* **Stored records**:
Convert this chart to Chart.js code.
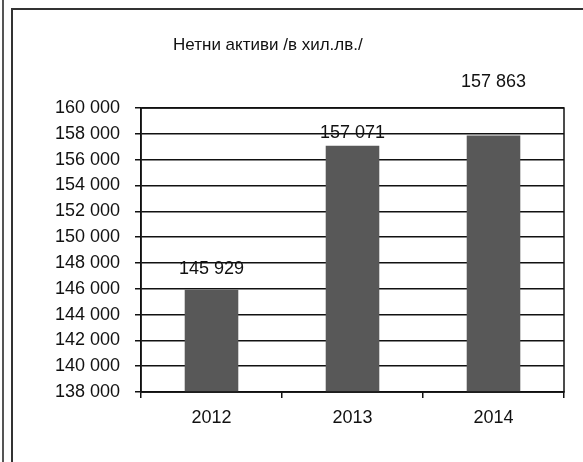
<!DOCTYPE html>
<html>
<head>
<meta charset="utf-8">
<script src="https://cdn.jsdelivr.net/npm/chart.js@4"></script>
<style>
    body { margin: 0; background: #fff; }
    #wrap { position: relative; width: 583px; height: 462px; overflow: hidden; }
    #grafik { position: absolute; left: 0; top: 0; }
    .ramka1 { position: absolute; left: 2px; top: 0; width: 2px; height: 462px; background: #555; }
    .ramka2 { position: absolute; left: 11px; top: 8px; right: 0; bottom: 0; border-left: 2px solid #333; border-top: 2px solid #333; }
</style>
</head>
<body>
<div id="wrap">
    <canvas id="grafik" width="583" height="462"></canvas>
    <div class="ramka1"></div>
    <div class="ramka2"></div>
</div>
<script>
const godini = ['2012', '2013', '2014'];
const aktivi = [145929, 157071, 157863];
const yMin = 138000;
const yMax = 160000;
const yStep = 2000;
const zaglavie = 'Нетни активи /в хил.лв./';

// how far above each bar top the value label sits (as in the scan)
const labelLift = [21, 13, 54];

const shrift = '"Liberation Sans", Arial, sans-serif';

function fmt(v) {
    return String(v).replace(/\B(?=(\d{3})+(?!\d))/g, ' ');
}

const ramkaPlugin = {
    id: 'ramka',
    afterDraw(chart) {
        const ctx = chart.ctx;
        const a = chart.chartArea;
        ctx.save();
        ctx.strokeStyle = '#111';
        ctx.lineWidth = 1.5;
        ctx.strokeRect(a.left, a.top, a.right - a.left, a.bottom - a.top);
        ctx.fillStyle = '#111';
        ctx.textAlign = 'center';
        ctx.textBaseline = 'middle';
        // title, sits a bit left of the plot centre in the scan
        ctx.font = '17px ' + shrift;
        ctx.fillText(zaglavie, a.left + (a.right - a.left) * 0.3, 45);
        // value labels
        ctx.font = '18px ' + shrift;
        const meta = chart.getDatasetMeta(0);
        meta.data.forEach((bar, i) => {
            ctx.fillText(fmt(aktivi[i]), bar.x, bar.y - labelLift[i]);
        });
        ctx.restore();
    }
};

let bar = new Chart(document.getElementById("grafik"), {
    type: 'bar',
    data: {
        labels: godini,
        datasets: [{
            label: 'Нетни активи',
            data: aktivi,
            backgroundColor: '#585858',
            barPercentage: 0.38,
            categoryPercentage: 1
        }]
    },
    options: {
        responsive: false,
        animation: false,
        layout: {
            padding: { left: 20, right: 19, top: 108, bottom: 0 }
        },
        plugins: {
            legend: { display: false },
            tooltip: { enabled: false },
            title: { display: false }
        },
        scales: {
            x: {
                grid: { drawOnChartArea: false, tickLength: 6, color: '#111', lineWidth: 1.5 },
                border: { color: '#111', width: 1.5 },
                ticks: {
                    color: '#111',
                    padding: 9,
                    font: { family: shrift, size: 18 }
                },
                afterFit(scale) { scale.height = 70; }
            },
            y: {
                min: yMin,
                max: yMax,
                grid: { color: '#111', lineWidth: 1.5, tickLength: 6 },
                border: { color: '#111', width: 1.5 },
                ticks: {
                    stepSize: yStep,
                    color: '#111',
                    padding: 15,
                    font: { family: shrift, size: 18 },
                    callback: v => fmt(v)
                },
                afterFit(scale) { scale.width = 121; }
            }
        }
    },
    plugins: [ramkaPlugin]
});
</script>
</body>
</html>
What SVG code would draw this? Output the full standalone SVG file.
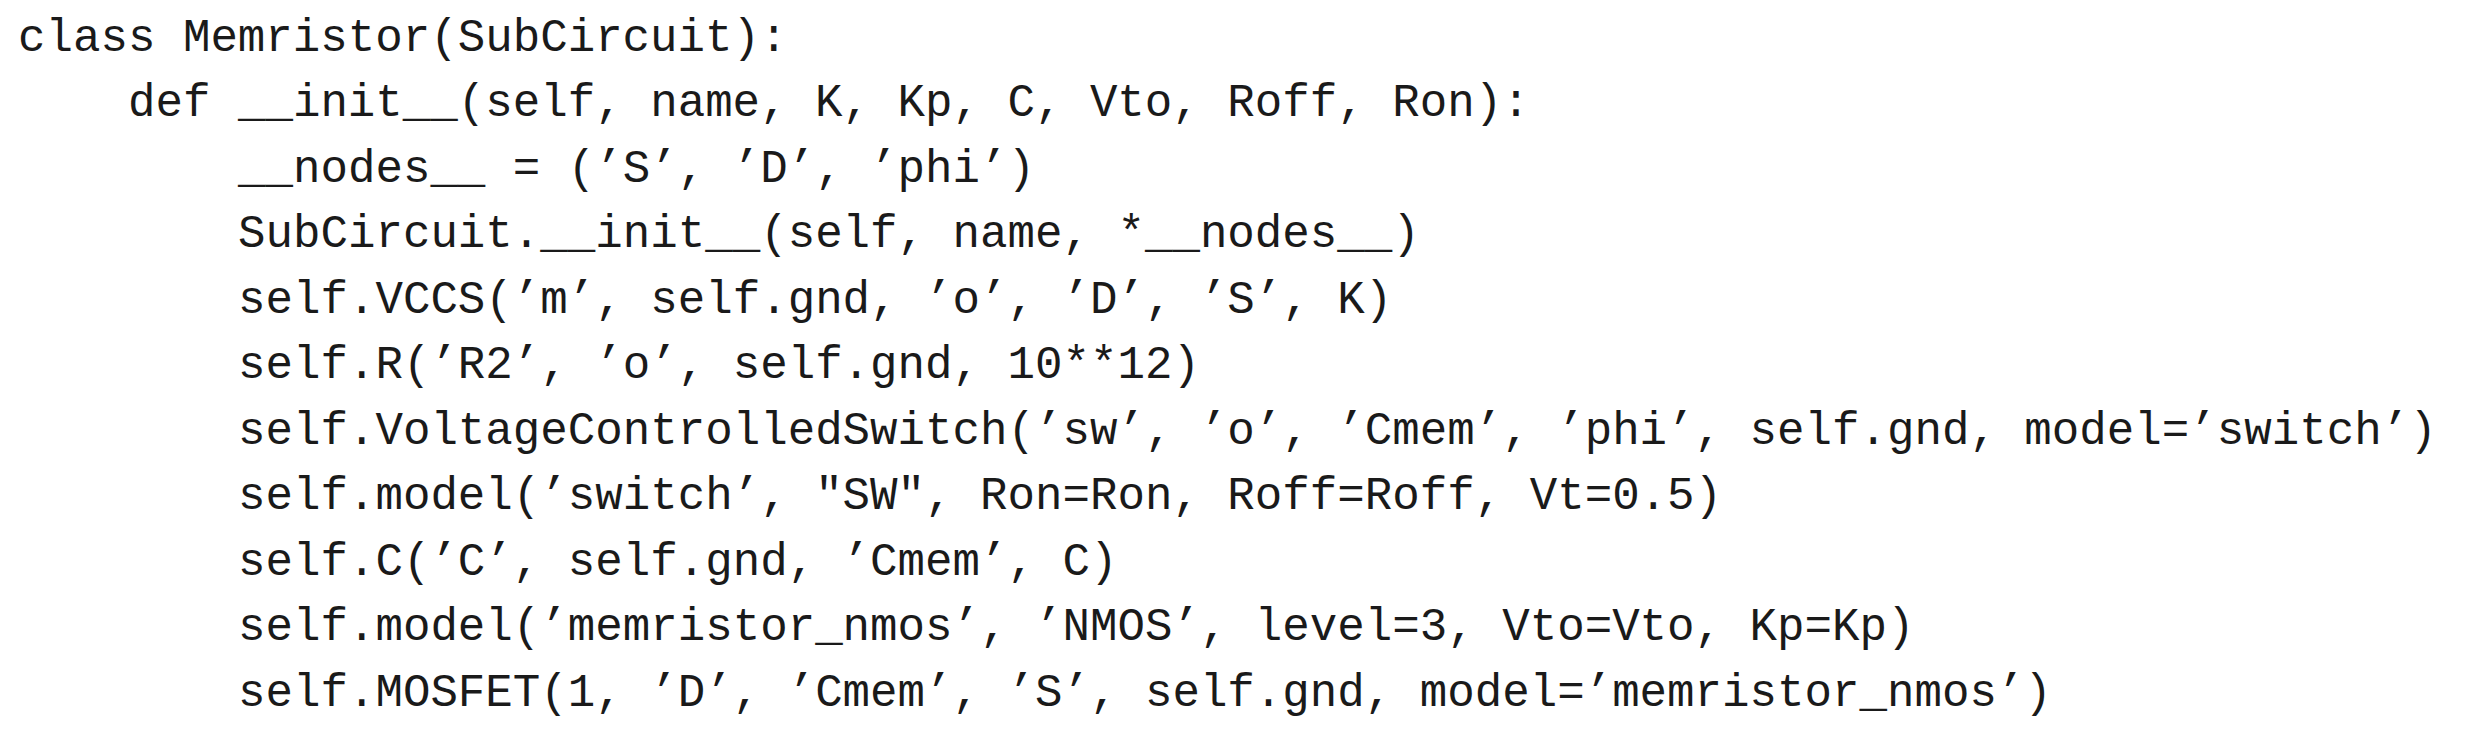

* **Task to carry out**: From the records given above, reproduce all text exactly and exclude each picture.

* **Completed exercise**:
Convert this chart to Chart.js code.
<!DOCTYPE html>
<html>
<head>
<meta charset="utf-8">
<script src="https://cdn.jsdelivr.net/npm/chart.js@4"></script>
<style>
    body { margin: 0; background: #fff; }
    #wrap { position: relative; width: 583px; height: 462px; overflow: hidden; }
    #grafik { position: absolute; left: 0; top: 0; }
    .ramka1 { position: absolute; left: 2px; top: 0; width: 2px; height: 462px; background: #555; }
    .ramka2 { position: absolute; left: 11px; top: 8px; right: 0; bottom: 0; border-left: 2px solid #333; border-top: 2px solid #333; }
</style>
</head>
<body>
<div id="wrap">
    <canvas id="grafik" width="583" height="462"></canvas>
    <div class="ramka1"></div>
    <div class="ramka2"></div>
</div>
<script>
const godini = ['2012', '2013', '2014'];
const aktivi = [145929, 157071, 157863];
const yMin = 138000;
const yMax = 160000;
const yStep = 2000;
const zaglavie = 'Нетни активи /в хил.лв./';

// how far above each bar top the value label sits (as in the scan)
const labelLift = [21, 13, 54];

const shrift = '"Liberation Sans", Arial, sans-serif';

function fmt(v) {
    return String(v).replace(/\B(?=(\d{3})+(?!\d))/g, ' ');
}

const ramkaPlugin = {
    id: 'ramka',
    afterDraw(chart) {
        const ctx = chart.ctx;
        const a = chart.chartArea;
        ctx.save();
        ctx.strokeStyle = '#111';
        ctx.lineWidth = 1.5;
        ctx.strokeRect(a.left, a.top, a.right - a.left, a.bottom - a.top);
        ctx.fillStyle = '#111';
        ctx.textAlign = 'center';
        ctx.textBaseline = 'middle';
        // title, sits a bit left of the plot centre in the scan
        ctx.font = '17px ' + shrift;
        ctx.fillText(zaglavie, a.left + (a.right - a.left) * 0.3, 45);
        // value labels
        ctx.font = '18px ' + shrift;
        const meta = chart.getDatasetMeta(0);
        meta.data.forEach((bar, i) => {
            ctx.fillText(fmt(aktivi[i]), bar.x, bar.y - labelLift[i]);
        });
        ctx.restore();
    }
};

let bar = new Chart(document.getElementById("grafik"), {
    type: 'bar',
    data: {
        labels: godini,
        datasets: [{
            label: 'Нетни активи',
            data: aktivi,
            backgroundColor: '#585858',
            barPercentage: 0.38,
            categoryPercentage: 1
        }]
    },
    options: {
        responsive: false,
        animation: false,
        layout: {
            padding: { left: 20, right: 19, top: 108, bottom: 0 }
        },
        plugins: {
            legend: { display: false },
            tooltip: { enabled: false },
            title: { display: false }
        },
        scales: {
            x: {
                grid: { drawOnChartArea: false, tickLength: 6, color: '#111', lineWidth: 1.5 },
                border: { color: '#111', width: 1.5 },
                ticks: {
                    color: '#111',
                    padding: 9,
                    font: { family: shrift, size: 18 }
                },
                afterFit(scale) { scale.height = 70; }
            },
            y: {
                min: yMin,
                max: yMax,
                grid: { color: '#111', lineWidth: 1.5, tickLength: 6 },
                border: { color: '#111', width: 1.5 },
                ticks: {
                    stepSize: yStep,
                    color: '#111',
                    padding: 15,
                    font: { family: shrift, size: 18 },
                    callback: v => fmt(v)
                },
                afterFit(scale) { scale.width = 121; }
            }
        }
    },
    plugins: [ramkaPlugin]
});
</script>
</body>
</html>
What SVG code would draw this? Output the full standalone SVG file.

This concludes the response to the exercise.